The last sentence of Section 8 is deleted and replaced with:
This Agreement shall be governed by and interpreted in accordance with the laws of Thailand. The courts of Thailand will have sole and exclusive jurisdiction with respect to any disputes arising out of this Agreement.

Venezuela
The CA subsidiary that is the licensor is Computer Associates (CAI) de Venezuela, CA.

The last sentence of Section 8 is deleted and replaced with:
This Agreement shall be governed by and interpreted in accordance with the laws of Venezuela. Any dispute hereunder shall be determined by the Tribunales Ordinarios de la Cuidad de Caracas.

The last sentence of Section 14 is deleted and replaced with:
Any questions concerning this Agreement should be referred to Computer Associates (CAI) de Venezuela, CA, Avenue Francisco de Miranda, Centro Lido, Torre B, pisso 5, officina B-51, El Rosal, Caracas 1060, Venezuela – At.: Finance Department.

16. If the Product contains third party software, and the licensor requires the incorporation of specific license terms and conditions for such software into this Agreement, those specific terms and conditions, which are hereby incorporated by this reference, are located below this Agreement.

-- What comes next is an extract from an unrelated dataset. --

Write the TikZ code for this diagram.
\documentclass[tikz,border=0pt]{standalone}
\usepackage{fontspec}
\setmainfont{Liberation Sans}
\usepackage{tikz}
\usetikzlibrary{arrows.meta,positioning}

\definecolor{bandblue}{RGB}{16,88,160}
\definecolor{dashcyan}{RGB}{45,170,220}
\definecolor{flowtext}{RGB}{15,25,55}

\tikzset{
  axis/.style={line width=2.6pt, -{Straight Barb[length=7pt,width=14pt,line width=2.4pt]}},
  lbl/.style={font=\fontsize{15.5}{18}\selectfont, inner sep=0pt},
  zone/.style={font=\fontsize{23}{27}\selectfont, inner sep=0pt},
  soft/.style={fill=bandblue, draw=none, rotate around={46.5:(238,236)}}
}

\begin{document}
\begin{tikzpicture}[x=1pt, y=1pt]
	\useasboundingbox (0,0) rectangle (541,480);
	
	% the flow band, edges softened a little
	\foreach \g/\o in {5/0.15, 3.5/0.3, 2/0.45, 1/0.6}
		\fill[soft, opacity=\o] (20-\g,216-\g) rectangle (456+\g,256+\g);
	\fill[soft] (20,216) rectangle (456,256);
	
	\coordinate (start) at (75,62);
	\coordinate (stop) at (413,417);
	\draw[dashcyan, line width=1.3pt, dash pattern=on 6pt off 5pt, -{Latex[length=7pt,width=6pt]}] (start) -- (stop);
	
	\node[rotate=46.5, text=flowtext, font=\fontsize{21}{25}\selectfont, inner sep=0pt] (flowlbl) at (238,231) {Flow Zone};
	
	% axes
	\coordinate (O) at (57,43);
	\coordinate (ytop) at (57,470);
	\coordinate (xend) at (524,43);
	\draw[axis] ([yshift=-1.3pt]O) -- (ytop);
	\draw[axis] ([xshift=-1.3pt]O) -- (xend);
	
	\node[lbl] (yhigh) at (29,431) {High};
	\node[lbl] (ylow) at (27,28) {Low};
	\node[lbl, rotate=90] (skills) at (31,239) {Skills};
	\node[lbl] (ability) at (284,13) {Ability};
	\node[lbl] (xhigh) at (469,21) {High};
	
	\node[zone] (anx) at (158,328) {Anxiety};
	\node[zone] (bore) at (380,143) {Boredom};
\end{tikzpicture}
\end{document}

Licensee acknowledges that this license has been read and understood and by selecting the “I accept the terms of the License Agreement ” radio button, licensee accepts its terms and conditions. Licensee also agrees that this license (including any order form referencing this Agreement and any terms relating to third party software which are set forth below this Agreement) constitutes the complete Agreement between the parties regarding this subject matter and that it supersedes any information licensee has received relating to the subject matter of this Agreement, except that this Agreement (excluding the third party terms below) will be superseded by any written Agreement, executed by both licensee and CA, granting licensee a license to use the product. This Agreement may only be amended by a written Agreement signed by authorized representatives of both parties.